A driver, who was chased by police, hit a pole, spun off the road and into a construction pole, she said. It left Cassandra and her neighbors without power.
“Our concern is what’s the protocol for a high-speed police chase inside the city limits and especially in residential neighborhoods,” she said.
Cassandra has lived in her neighborhood near Montgomery and W. Anderson Street for 10 years and said she’s used to seeing chases on the surrounding streets.
“It’s woken us up at night with the multiple police cars and you can hear the engines of the cars,” she said. “Sitting on the porch just seeing it happening. I mean, it’s something like I’ve said we’ve seen multiple, multiple times.”
“It’s getting to a point now where someone has to do something or someone’s going to get seriously hurt, or killed again.”
Nationwide, one person is killed every day from crashes involving a driver fleeing police, according to data from the National Highway Traffic Safety Administration and the International Association of Chiefs of Police.

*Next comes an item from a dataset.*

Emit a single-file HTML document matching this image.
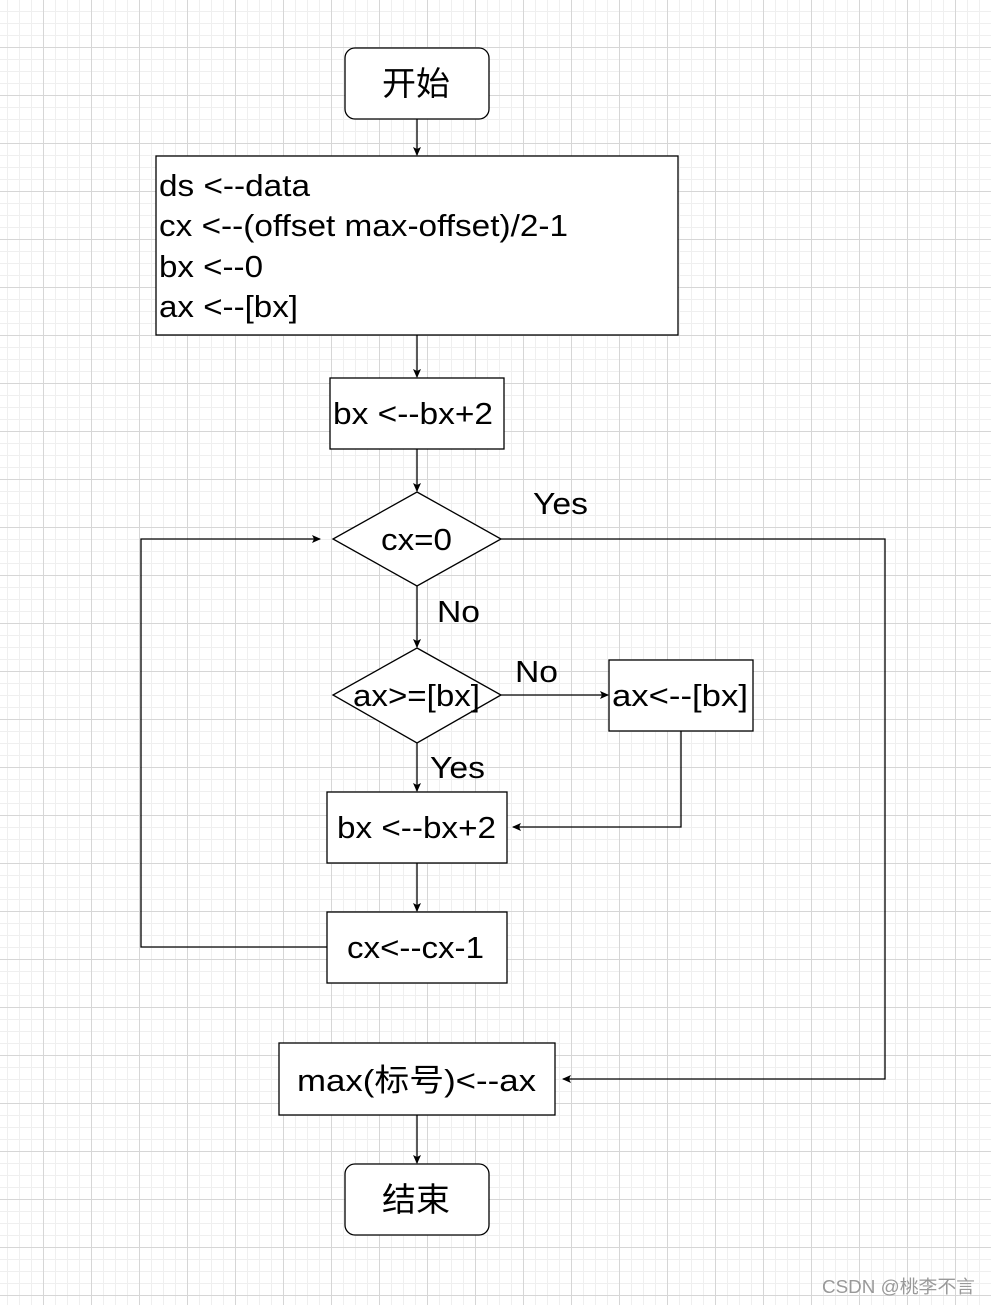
<!DOCTYPE html>
<html><head><meta charset="utf-8"><style>
html,body{margin:0;padding:0;width:991px;height:1305px;overflow:hidden;background:#fff}
.bg{position:absolute;left:0;top:0;width:991px;height:1305px;
background-image:
linear-gradient(to right,#d6d6d6 1px,transparent 1px),
linear-gradient(to bottom,#d6d6d6 1px,transparent 1px),
linear-gradient(to right,#efefef 1px,transparent 1px),
linear-gradient(to bottom,#efefef 1px,transparent 1px);
background-size:48px 48px,48px 48px,12px 12px,12px 12px;
background-position:43px 47px,43px 47px,7px 11px,7px 11px;}
svg{position:absolute;left:0;top:0}
text{font-family:"Liberation Sans","Noto Sans CJK SC",sans-serif;fill:#000}
</style></head><body>
<div class="bg"></div>
<svg width="991" height="1305" viewBox="0 0 991 1305">
<defs><marker id="a" markerWidth="10" markerHeight="10" refX="9" refY="5" orient="auto" markerUnits="userSpaceOnUse"><path d="M1,1 L10,5 L1,9 L3,5 Z" fill="#000"/></marker></defs>
<g stroke="#000" stroke-width="1.3" fill="#fff">
<rect x="345" y="48" width="144" height="71" rx="10"/>
<rect x="156" y="156" width="522" height="179"/>
<rect x="330" y="378" width="174" height="71"/>
<polygon points="417,492 501,539 417,586 333,539"/>
<polygon points="417,648 501,695 417,743 333,695"/>
<rect x="609" y="660" width="144" height="71"/>
<rect x="327" y="792" width="180" height="71"/>
<rect x="327" y="912" width="180" height="71"/>
<rect x="279" y="1043" width="276" height="72"/>
<rect x="345" y="1164" width="144" height="71" rx="10"/>
</g>
<g stroke="#000" stroke-width="1.3" fill="none">
<line x1="417" y1="119" x2="417" y2="155" marker-end="url(#a)"/>
<line x1="417" y1="335" x2="417" y2="377" marker-end="url(#a)"/>
<line x1="417" y1="449" x2="417" y2="491" marker-end="url(#a)"/>
<polyline points="501,539 885,539 885,1079 563,1079" marker-end="url(#a)"/>
<line x1="417" y1="586" x2="417" y2="647" marker-end="url(#a)"/>
<line x1="501" y1="695" x2="608" y2="695" marker-end="url(#a)"/>
<polyline points="681,731 681,827 513,827" marker-end="url(#a)"/>
<line x1="417" y1="743" x2="417" y2="791" marker-end="url(#a)"/>
<line x1="417" y1="863" x2="417" y2="911" marker-end="url(#a)"/>
<polyline points="327,947 141,947 141,539 320,539" marker-end="url(#a)"/>
<line x1="417" y1="1115" x2="417" y2="1163" marker-end="url(#a)"/>
</g>
<g font-size="31" lengthAdjust="spacingAndGlyphs">
<text x="382" y="95" font-size="33" textLength="68" lengthAdjust="spacingAndGlyphs">开始</text>
<text x="159" y="196" textLength="151" lengthAdjust="spacingAndGlyphs">ds &lt;--data</text>
<text x="159" y="236" textLength="409" lengthAdjust="spacingAndGlyphs">cx &lt;--(offset max-offset)/2-1</text>
<text x="159" y="277" textLength="104" lengthAdjust="spacingAndGlyphs">bx &lt;--0</text>
<text x="159" y="317" textLength="139" lengthAdjust="spacingAndGlyphs">ax &lt;--[bx]</text>
<text x="333" y="424" textLength="160" lengthAdjust="spacingAndGlyphs">bx &lt;--bx+2</text>
<text x="381" y="550" textLength="71" lengthAdjust="spacingAndGlyphs">cx=0</text>
<text x="533" y="514" textLength="55" lengthAdjust="spacingAndGlyphs">Yes</text>
<text x="437" y="622" textLength="43" lengthAdjust="spacingAndGlyphs">No</text>
<text x="353" y="706" textLength="127" lengthAdjust="spacingAndGlyphs">ax&gt;=[bx]</text>
<text x="515" y="682" textLength="43" lengthAdjust="spacingAndGlyphs">No</text>
<text x="612" y="706" textLength="136" lengthAdjust="spacingAndGlyphs">ax&lt;--[bx]</text>
<text x="430" y="778" textLength="55" lengthAdjust="spacingAndGlyphs">Yes</text>
<text x="337" y="838" textLength="159" lengthAdjust="spacingAndGlyphs">bx &lt;--bx+2</text>
<text x="347" y="958" textLength="137" lengthAdjust="spacingAndGlyphs">cx&lt;--cx-1</text>
<text x="297" y="1091" textLength="239" lengthAdjust="spacingAndGlyphs">max(标号)&lt;--ax</text>
<text x="382" y="1211" font-size="33" textLength="68" lengthAdjust="spacingAndGlyphs">结束</text>
</g>
<text x="822" y="1293" font-size="18" textLength="153" lengthAdjust="spacingAndGlyphs" style="fill:#999">CSDN @桃李不言</text>
</svg>
</body></html>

One-third of those killed are innocent bystanders, the data shows.
In 2016, a 69-year-old woman was killed in a crash by a convicted felon fleeing police. It promoted the Savannah Police Department to modify its pursuit policy.
“The SPD recognizes and respects the value of human life,” the policy reads. “The vehicle pursuit of an offender is often necessary to fulfill the law enforcement mission.”
SPD’s policy was first adopted in 2004 and has been revised five times since, most recently in 2018. It currently instructs officers to only pursue a vehicle if they have reasonable grounds to believe the driver has committed or is attempting to commit a felony, or when the need to immediately stop them outweighs the danger created by the pursuit.
But residents like Cassandra said they want police to find a middle ground to keep other drivers, pedestrians and bicyclists on the road safe.
“I have grandchildren in this particular neighborhood,” Cassandra said. “We’re vigilant with them, hypervigilant when it comes to being outside. We don’t even let them outside by themselves because you never know what’s going to happen. You know, you never know if there’s going to be an accident or another chase where a car’s going to run up the sidewalk like this one did.”
Chatham County is among the three counties where the majority of pursuits happen in Georgia, according to Georgia State Patrol.
GSP’s pursuit policy differs from SPD’s, giving officers discretion in choosing whether or not to initiate a chase.